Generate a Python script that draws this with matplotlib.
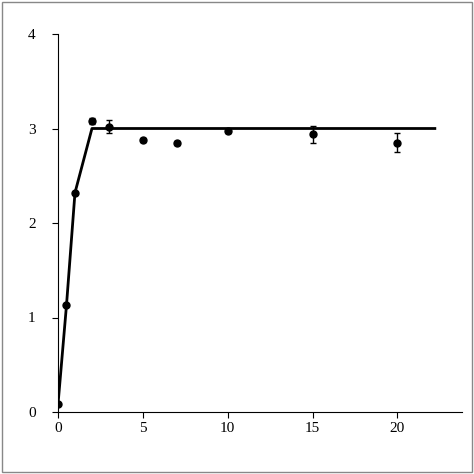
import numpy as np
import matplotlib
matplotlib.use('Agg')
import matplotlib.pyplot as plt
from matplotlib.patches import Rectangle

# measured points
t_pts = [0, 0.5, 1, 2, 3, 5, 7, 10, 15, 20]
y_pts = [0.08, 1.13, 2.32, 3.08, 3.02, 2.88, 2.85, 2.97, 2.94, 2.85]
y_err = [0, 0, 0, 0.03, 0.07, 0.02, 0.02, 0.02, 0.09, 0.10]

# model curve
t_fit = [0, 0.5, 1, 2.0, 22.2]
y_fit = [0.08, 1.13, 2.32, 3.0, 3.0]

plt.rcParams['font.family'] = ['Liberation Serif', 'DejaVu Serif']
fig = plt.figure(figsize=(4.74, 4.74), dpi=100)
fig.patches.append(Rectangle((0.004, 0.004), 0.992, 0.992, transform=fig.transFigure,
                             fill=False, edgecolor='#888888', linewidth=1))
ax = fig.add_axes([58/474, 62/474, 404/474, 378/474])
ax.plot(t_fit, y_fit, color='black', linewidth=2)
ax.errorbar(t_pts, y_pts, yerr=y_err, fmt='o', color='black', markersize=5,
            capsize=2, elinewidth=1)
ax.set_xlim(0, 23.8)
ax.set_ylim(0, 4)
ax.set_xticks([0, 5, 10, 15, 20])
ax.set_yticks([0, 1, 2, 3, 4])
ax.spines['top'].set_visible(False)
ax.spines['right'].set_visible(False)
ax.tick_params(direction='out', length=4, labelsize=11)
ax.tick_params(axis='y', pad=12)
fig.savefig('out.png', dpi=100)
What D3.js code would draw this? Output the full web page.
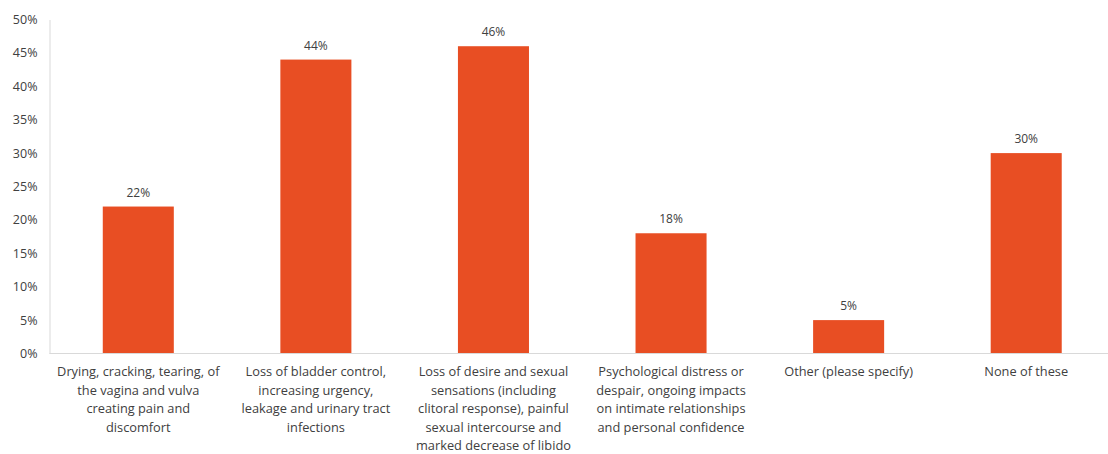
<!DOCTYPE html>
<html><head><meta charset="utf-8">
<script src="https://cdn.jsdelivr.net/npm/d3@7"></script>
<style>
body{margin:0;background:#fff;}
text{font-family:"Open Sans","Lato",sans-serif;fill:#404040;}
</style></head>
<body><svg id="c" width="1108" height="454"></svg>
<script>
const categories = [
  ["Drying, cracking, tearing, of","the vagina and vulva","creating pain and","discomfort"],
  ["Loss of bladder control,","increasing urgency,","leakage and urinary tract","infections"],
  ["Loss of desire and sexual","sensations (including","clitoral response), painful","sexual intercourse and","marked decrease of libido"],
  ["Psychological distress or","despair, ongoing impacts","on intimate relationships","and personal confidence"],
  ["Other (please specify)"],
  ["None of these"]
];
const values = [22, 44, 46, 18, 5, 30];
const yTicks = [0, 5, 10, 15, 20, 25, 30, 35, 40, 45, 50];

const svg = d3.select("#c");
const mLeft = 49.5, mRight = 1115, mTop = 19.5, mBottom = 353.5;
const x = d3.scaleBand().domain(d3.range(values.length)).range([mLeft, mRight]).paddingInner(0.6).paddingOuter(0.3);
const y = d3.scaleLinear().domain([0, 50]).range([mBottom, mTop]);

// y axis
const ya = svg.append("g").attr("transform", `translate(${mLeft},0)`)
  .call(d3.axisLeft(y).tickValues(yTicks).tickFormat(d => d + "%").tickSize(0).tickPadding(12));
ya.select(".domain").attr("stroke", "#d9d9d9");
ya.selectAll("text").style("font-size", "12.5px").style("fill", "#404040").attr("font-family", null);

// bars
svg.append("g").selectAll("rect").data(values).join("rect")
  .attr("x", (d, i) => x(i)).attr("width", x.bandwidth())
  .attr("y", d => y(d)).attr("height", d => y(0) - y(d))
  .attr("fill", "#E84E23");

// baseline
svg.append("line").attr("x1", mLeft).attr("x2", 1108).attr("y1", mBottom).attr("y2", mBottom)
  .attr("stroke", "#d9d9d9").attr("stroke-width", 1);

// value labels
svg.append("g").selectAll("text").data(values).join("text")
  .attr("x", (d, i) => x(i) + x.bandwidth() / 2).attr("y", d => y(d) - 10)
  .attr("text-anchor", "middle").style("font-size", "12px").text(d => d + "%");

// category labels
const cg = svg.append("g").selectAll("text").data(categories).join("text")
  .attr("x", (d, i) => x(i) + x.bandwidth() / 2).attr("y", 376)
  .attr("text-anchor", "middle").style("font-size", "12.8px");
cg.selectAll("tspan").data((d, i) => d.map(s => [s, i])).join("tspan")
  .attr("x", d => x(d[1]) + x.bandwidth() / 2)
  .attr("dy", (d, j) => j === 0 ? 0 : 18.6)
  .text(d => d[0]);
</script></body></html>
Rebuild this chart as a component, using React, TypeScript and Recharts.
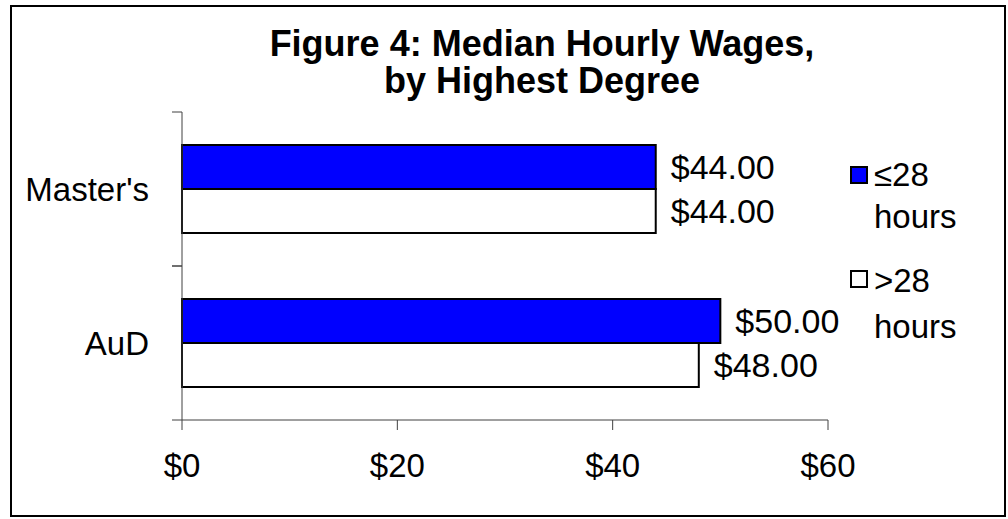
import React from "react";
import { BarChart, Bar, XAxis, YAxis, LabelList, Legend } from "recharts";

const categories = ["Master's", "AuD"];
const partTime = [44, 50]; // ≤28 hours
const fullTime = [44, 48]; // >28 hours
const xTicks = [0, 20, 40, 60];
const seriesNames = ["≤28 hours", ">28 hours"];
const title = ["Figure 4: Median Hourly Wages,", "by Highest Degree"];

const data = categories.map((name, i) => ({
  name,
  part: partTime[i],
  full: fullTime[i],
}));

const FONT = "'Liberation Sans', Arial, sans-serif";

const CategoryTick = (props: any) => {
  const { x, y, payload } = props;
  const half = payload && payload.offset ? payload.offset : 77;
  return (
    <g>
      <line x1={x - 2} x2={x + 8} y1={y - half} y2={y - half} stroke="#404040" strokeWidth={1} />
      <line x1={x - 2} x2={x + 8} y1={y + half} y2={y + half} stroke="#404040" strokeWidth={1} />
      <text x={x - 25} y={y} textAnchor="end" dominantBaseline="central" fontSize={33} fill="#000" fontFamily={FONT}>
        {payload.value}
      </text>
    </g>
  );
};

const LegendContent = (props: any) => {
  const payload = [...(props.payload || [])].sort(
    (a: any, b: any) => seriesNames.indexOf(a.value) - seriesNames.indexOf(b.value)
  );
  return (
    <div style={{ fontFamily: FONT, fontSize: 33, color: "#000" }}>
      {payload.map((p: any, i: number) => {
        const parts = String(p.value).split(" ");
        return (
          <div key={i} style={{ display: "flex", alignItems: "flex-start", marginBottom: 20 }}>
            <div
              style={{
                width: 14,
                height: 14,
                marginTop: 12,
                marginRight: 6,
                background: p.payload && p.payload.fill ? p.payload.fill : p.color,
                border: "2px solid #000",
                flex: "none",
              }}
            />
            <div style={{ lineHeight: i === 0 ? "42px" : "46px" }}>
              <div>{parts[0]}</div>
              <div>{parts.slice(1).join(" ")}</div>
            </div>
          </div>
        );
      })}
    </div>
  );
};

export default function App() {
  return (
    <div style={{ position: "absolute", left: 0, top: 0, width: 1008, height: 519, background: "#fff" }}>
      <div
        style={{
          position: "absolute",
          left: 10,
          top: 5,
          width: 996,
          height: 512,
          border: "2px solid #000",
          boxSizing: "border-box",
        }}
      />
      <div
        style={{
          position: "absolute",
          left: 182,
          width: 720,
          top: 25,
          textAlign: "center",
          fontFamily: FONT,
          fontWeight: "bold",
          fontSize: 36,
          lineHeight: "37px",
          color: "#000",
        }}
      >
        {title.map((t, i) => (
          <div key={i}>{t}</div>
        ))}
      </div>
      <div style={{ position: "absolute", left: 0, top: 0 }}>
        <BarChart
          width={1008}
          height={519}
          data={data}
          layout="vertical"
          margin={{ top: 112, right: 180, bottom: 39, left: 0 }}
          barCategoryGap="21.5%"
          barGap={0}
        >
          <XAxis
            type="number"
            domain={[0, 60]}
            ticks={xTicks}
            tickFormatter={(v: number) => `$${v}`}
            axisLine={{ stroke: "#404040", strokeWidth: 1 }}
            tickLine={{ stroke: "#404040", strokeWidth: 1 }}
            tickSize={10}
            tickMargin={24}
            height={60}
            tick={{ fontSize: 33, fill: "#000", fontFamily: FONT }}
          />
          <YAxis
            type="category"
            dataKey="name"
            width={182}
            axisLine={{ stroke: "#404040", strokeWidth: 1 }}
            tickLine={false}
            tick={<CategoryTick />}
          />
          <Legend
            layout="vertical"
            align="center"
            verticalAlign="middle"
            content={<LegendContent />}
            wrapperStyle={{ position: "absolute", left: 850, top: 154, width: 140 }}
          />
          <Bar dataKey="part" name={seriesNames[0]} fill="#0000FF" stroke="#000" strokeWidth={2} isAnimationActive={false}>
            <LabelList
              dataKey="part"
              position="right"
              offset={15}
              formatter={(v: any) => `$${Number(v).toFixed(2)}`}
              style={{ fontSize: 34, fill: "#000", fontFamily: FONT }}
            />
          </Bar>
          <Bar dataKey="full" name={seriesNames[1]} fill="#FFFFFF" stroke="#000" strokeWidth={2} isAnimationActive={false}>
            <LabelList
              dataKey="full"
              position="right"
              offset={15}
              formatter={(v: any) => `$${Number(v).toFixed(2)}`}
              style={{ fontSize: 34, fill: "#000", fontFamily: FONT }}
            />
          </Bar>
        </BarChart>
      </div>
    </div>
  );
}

[What to work on]:
Everything from the first line of the entries through the line that contains "y_fit = [0.08, 1.13, 2.32, 3.0, 3.0]" is to be reproduced exactly, except the pictures.

[Exercise output]:
Generate a Python script that draws this with matplotlib.
import numpy as np
import matplotlib
matplotlib.use('Agg')
import matplotlib.pyplot as plt
from matplotlib.patches import Rectangle

# measured points
t_pts = [0, 0.5, 1, 2, 3, 5, 7, 10, 15, 20]
y_pts = [0.08, 1.13, 2.32, 3.08, 3.02, 2.88, 2.85, 2.97, 2.94, 2.85]
y_err = [0, 0, 0, 0.03, 0.07, 0.02, 0.02, 0.02, 0.09, 0.10]

# model curve
t_fit = [0, 0.5, 1, 2.0, 22.2]
y_fit = [0.08, 1.13, 2.32, 3.0, 3.0]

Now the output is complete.